On October 22, 2024, the Association of American Publishers (AAP) joined forces with more than 10,000 creators and coalition partners, including authors, musicians, actors, artists, and photographers, to condemn the theft of creative and intellectual authorship by big tech companies for use in their Generative AI models. The AAP released the following statement and are calling on authors and authoring organizations to sign it:

“The unlicensed use of creative works for training generative AI is a major, unjust threat to the livelihoods of the people behind those works, and must not be permitted.” 

TAA Featured in Podcast on Legal Use of Textbook Images in Teaching Materials

Watch a new episode of The A&P Professor podcast featuring a chat with TAA Board Secretary and intellectual property attorney Brenda Ulrich from Archstone Law about the legal use of textbook images in teaching materials. One of the breaks in this episode encourages listeners to check out TAA membership.

The A&P Professor podcast, for anatomy & physiology faculty, is hosted by award-winning A&P professor & author Dr. Kevin Patton, who is also past-president of TAA.

Second Circuit Rules Against Internet Archive in Copyright Case

On September 4, 2024, the US Court of Appeals for the Second Circuit ruled against the Internet Archive (IA) in the copyright infringement case, Hachette v. Internet Archive, upholding a March 2023 district court ruling that AI’s lending practices violated copyright law.

IA had argued that its digital lending practices were fair use, but the district court ruled in favor of the publishers, which included Hachette, HarperCollins, Penguin Random House, and Wiley, who filed the initial suit in June 2020. Here’s a detailed look at the decision by Wired, “The Internet Archive Loses Its Appeal of a Major Copyright Case.”

Supreme Court Sides With Respondents in Copyright Case

On May 9, 2024, the Supreme Court sided with the respondents in a 6-3 decision in favor of an amicus brief filed in the case of Warner Chappell Music, Inc. et. al v. Nealy et. al. “The Court held that, assuming the discovery rule applies, there is no separate three-year limit on the damages a copyright plaintiff can recover under the Copyright Act,” said Attorney Nathan E. Denning, from Wiggin and Dana LLP, who filed the brief.

TAA had joined with five other author groups on the amicus brief, which was filed on January 12, 2024 in support of the respondents, and argued whether under the Copyright Act’s statute of limitations rule, and the “discovery accrual rule” plaintiffs in copyright infringement cases “can recover damages for acts that allegedly occurred more than three years before the filing of a lawsuit.”

TAA Featured in Episode of The A&P Professor Podcast

TAA was featured in an episode of The A&P Professor podcast on April 12, “Pulse of Progress, Looking Back, Moving Forward,” with host Kevin Patton, an award-winning anatomy and physiology textbook author.

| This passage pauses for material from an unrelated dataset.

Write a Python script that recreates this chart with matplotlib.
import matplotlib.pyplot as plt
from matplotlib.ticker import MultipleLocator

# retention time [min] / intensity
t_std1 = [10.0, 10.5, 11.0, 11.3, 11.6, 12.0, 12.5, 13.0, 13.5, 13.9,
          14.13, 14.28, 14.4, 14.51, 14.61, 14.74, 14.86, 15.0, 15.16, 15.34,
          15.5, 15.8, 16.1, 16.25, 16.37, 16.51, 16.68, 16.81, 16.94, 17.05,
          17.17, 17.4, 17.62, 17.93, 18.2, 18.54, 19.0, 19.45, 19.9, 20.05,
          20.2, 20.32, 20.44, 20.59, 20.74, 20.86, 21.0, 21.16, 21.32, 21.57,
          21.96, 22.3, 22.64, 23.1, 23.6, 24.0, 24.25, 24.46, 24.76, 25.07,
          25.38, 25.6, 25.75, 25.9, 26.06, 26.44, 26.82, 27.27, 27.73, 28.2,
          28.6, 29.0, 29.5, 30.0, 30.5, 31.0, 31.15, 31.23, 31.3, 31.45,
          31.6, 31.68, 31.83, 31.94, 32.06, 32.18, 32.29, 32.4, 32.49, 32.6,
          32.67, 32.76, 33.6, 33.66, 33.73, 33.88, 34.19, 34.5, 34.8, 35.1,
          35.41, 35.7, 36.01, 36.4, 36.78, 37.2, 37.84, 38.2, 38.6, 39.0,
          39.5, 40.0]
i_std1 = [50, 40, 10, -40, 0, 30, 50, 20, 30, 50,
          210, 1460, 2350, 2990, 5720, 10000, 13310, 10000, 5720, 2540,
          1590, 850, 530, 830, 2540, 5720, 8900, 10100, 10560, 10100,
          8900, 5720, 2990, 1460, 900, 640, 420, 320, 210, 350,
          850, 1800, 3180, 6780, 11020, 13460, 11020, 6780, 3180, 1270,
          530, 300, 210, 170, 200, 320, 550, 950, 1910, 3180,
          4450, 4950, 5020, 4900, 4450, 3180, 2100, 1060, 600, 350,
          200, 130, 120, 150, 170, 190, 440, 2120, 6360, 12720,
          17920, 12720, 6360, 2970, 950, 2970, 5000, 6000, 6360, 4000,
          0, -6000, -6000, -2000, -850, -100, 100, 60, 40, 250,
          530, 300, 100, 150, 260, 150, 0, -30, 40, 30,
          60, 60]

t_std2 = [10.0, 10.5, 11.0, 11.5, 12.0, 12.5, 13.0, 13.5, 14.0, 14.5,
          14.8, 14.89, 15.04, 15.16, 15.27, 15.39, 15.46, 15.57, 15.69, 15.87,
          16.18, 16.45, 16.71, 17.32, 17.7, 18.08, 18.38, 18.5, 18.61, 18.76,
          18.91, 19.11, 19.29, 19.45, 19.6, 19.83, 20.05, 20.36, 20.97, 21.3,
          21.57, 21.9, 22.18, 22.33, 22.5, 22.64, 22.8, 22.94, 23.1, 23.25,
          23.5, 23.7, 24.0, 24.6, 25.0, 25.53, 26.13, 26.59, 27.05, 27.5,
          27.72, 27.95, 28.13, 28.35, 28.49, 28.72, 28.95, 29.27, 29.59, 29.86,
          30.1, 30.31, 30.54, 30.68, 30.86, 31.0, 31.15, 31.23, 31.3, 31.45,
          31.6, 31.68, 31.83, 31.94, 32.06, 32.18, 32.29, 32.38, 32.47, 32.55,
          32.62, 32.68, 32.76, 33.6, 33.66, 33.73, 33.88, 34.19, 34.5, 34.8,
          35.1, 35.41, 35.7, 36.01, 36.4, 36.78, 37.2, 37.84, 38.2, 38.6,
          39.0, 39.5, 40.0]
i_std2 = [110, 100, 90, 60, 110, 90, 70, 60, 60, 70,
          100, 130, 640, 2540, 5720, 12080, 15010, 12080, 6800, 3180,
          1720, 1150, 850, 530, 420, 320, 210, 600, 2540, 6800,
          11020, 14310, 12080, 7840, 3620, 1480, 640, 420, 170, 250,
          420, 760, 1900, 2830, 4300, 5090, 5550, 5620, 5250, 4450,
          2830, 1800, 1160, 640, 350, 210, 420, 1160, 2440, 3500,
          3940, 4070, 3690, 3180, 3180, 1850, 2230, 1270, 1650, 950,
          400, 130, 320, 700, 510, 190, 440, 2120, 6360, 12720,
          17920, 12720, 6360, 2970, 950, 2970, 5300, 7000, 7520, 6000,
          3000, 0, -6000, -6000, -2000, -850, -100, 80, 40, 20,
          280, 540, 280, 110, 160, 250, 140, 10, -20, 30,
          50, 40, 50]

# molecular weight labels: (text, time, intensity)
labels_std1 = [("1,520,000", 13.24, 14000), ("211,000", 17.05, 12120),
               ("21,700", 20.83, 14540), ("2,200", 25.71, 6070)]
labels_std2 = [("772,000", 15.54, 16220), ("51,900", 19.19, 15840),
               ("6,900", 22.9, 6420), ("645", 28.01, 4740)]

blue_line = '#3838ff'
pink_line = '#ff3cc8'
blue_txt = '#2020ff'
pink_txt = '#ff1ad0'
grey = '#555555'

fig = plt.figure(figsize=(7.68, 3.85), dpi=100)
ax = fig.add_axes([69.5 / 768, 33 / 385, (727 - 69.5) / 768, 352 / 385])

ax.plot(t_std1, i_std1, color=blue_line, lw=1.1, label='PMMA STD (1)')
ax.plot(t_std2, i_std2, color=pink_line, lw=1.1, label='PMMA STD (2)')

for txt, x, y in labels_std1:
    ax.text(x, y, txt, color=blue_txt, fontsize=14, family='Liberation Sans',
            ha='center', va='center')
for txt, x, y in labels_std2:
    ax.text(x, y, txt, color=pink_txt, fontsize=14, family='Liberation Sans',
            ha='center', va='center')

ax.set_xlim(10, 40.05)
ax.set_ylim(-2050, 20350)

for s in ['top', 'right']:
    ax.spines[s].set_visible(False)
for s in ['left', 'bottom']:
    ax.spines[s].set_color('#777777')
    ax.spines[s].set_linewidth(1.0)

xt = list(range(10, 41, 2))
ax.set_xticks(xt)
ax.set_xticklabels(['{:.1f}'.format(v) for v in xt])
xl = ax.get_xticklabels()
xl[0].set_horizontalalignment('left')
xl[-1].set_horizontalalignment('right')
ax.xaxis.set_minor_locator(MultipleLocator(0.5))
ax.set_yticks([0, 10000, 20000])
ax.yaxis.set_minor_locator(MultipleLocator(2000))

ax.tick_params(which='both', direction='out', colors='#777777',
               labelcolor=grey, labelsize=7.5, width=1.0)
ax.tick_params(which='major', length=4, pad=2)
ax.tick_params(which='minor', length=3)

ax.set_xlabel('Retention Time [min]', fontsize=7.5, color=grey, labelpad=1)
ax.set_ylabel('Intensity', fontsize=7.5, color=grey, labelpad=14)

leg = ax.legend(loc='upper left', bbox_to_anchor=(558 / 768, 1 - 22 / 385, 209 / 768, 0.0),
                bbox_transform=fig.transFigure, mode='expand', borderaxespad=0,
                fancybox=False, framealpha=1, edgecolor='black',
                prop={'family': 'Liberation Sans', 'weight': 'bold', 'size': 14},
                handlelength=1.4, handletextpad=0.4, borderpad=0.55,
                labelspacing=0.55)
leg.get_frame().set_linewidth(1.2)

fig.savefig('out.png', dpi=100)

Kevin’s comments about the benefits of TAA membership and invitation to attend TAA’s 2024 Conference on Textbook & Academic Authoring come in at 50:22.

In the episode, Kevin says: “With a strongly supportive network of colleagues, TAA provides many resources and active, engaging opportunities for growth and network-forming. TAA meets the needs of those interested in creating textbooks, lab manuals, workbooks, and other learning resources, as well as those who focus on academic writing, such as journal articles, dissertations/theses, monographs, and scholarly or other nonfiction works.”

TAA Joins Five Other Author Groups in Support of Respondents in Supreme Court Copyright Case

The Textbook & Academic Authors Association (TAA) joined with five other author groups to file an amicus brief in support of the respondents in a U.S. Supreme Court lawsuit arguing whether under the Copyright Act’s statute of limitations rule, and the “discovery accrual rule” plaintiffs in copyright infringement cases “can recover damages for acts that allegedly occurred more than three years before the filing of a lawsuit.”

The “discovery rule” means that the statute of limitations starts running from the date the infringement is discovered rather than from the date the infringement occurred. This means that even if a work was infringed 10 years ago, if I discovered it today, I would have the next three years to decide whether to bring a claim. The question in this case is: even if the infringement happened ten years ago and I discovered it today, could I still recover damages for the infringement that occurred ten years ago?